Problem requirements
Repeat verbatim the lines from the one containing "Convert this chart to Altair code." to the one containing "import pandas as pd", ends included, minus any pictures.
** START OF Supplied data **
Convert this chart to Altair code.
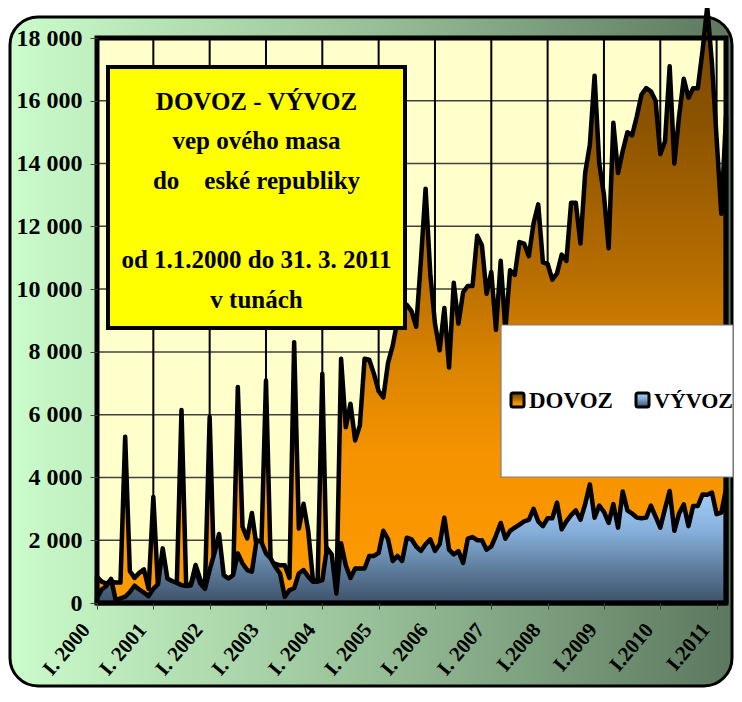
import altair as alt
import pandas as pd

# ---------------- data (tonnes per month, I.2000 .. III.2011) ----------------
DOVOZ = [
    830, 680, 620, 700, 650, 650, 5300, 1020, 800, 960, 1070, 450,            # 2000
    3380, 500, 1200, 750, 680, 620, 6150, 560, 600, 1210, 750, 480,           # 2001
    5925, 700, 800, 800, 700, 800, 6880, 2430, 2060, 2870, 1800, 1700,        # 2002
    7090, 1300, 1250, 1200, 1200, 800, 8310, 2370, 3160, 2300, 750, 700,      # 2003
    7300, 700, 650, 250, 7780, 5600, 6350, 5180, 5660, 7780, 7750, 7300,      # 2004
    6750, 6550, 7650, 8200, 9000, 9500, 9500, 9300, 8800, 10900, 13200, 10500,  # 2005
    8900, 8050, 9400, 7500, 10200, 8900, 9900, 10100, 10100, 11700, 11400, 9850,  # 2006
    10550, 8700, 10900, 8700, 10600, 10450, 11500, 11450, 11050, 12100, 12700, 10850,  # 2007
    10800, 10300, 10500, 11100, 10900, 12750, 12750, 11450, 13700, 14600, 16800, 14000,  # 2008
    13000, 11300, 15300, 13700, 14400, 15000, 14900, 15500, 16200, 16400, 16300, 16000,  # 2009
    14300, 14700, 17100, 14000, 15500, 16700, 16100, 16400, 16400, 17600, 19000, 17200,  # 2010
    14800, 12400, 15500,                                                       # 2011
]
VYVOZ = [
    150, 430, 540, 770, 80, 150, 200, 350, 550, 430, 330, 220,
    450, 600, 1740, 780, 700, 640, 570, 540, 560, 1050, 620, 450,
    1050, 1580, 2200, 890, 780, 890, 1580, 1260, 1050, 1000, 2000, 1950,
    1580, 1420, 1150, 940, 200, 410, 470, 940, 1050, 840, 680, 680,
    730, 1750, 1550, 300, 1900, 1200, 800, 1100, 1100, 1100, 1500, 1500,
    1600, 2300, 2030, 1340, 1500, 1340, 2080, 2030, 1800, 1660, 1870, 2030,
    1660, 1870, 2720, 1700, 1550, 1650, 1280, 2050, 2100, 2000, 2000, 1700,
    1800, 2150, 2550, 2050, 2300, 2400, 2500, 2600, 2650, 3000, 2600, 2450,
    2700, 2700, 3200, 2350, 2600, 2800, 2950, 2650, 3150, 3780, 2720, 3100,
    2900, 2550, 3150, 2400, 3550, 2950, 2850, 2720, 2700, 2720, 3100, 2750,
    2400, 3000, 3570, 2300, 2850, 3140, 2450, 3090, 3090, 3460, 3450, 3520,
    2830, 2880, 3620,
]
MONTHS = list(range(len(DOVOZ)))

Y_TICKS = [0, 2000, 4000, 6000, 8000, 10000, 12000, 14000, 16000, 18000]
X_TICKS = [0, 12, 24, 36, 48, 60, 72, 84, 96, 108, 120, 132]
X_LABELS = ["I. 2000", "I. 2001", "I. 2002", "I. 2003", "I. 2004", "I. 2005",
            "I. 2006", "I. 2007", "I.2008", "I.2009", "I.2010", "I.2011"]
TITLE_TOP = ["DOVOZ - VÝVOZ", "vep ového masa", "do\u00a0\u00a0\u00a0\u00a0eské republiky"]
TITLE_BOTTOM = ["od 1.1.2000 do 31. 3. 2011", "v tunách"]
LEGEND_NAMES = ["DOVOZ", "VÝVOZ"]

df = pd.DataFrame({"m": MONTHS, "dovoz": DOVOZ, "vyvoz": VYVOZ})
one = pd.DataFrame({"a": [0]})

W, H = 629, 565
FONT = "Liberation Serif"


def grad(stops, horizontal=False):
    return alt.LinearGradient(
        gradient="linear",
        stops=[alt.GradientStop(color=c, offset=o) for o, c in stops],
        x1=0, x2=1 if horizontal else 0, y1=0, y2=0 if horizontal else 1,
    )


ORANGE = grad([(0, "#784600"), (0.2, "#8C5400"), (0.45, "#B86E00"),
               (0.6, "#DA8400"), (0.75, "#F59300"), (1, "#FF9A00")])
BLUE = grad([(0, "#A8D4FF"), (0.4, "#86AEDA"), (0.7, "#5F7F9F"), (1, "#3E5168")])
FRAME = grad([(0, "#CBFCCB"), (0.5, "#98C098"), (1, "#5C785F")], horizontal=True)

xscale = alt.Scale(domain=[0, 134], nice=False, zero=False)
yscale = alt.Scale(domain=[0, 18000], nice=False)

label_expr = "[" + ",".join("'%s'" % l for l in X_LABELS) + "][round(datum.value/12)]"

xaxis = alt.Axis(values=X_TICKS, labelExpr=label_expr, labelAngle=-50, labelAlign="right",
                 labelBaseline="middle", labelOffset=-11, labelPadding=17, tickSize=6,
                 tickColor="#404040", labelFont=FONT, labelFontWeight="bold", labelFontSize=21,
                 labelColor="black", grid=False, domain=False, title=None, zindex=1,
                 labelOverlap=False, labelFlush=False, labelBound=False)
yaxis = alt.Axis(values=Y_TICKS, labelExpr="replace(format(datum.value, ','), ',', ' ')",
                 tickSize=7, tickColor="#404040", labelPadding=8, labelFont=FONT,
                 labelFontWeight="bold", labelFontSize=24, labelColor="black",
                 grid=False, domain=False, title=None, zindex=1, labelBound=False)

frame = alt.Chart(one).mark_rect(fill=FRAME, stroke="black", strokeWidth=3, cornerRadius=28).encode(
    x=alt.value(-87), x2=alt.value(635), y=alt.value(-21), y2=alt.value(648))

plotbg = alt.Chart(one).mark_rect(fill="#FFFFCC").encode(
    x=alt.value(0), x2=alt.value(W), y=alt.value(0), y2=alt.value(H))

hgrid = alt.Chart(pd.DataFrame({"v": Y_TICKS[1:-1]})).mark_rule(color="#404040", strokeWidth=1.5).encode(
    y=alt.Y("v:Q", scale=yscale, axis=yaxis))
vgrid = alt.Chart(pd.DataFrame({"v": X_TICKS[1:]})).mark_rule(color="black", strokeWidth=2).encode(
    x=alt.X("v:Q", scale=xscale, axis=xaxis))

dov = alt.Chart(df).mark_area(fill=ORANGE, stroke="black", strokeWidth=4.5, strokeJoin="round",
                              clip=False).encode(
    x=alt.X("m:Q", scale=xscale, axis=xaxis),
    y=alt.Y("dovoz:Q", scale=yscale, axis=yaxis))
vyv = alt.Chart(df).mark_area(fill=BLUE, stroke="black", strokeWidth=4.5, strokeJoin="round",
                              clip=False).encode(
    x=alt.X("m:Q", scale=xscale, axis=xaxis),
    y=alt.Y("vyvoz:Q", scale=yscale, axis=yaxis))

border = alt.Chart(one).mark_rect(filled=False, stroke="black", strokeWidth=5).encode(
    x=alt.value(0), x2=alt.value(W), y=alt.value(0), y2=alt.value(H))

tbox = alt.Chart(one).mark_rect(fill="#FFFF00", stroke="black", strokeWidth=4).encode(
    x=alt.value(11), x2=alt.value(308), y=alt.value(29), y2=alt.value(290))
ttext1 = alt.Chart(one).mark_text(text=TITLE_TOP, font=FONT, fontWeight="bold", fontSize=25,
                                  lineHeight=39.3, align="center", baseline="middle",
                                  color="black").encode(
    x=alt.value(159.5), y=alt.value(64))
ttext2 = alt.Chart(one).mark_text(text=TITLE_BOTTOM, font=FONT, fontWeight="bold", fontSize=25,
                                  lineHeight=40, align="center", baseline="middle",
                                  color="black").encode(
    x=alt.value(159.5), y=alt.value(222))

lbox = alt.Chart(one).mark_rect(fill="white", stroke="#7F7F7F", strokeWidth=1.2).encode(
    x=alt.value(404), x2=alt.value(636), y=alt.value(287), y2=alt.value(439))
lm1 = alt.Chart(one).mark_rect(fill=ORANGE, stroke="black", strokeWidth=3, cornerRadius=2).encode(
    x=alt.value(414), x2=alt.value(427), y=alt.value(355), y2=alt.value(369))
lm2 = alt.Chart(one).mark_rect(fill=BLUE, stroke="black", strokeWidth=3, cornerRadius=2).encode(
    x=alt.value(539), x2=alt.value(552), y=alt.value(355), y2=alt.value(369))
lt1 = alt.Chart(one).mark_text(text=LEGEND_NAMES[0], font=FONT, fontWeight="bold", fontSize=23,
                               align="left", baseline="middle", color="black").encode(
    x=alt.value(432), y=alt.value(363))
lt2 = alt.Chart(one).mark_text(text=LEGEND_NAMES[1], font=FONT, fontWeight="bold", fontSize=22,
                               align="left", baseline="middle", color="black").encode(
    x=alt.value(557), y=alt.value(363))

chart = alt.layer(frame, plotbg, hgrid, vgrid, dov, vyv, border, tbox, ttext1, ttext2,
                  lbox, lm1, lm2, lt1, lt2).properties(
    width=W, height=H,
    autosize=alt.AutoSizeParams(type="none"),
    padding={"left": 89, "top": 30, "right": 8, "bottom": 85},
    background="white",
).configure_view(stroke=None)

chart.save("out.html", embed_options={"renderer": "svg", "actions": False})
** END OF Supplied data **
** START OF Supplied data **
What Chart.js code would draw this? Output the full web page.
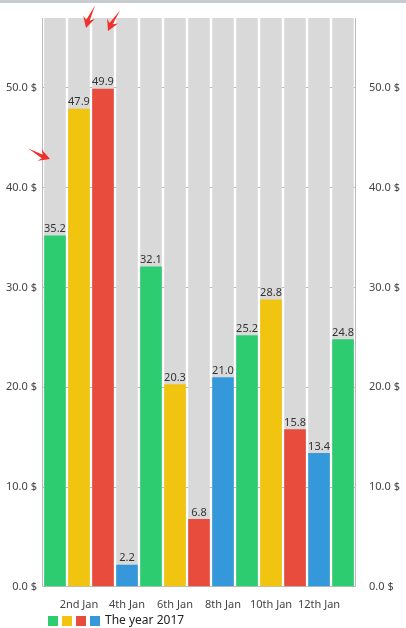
** END OF Supplied data **
Problem solution
Convert this chart to Altair code.
import altair as alt
import pandas as pd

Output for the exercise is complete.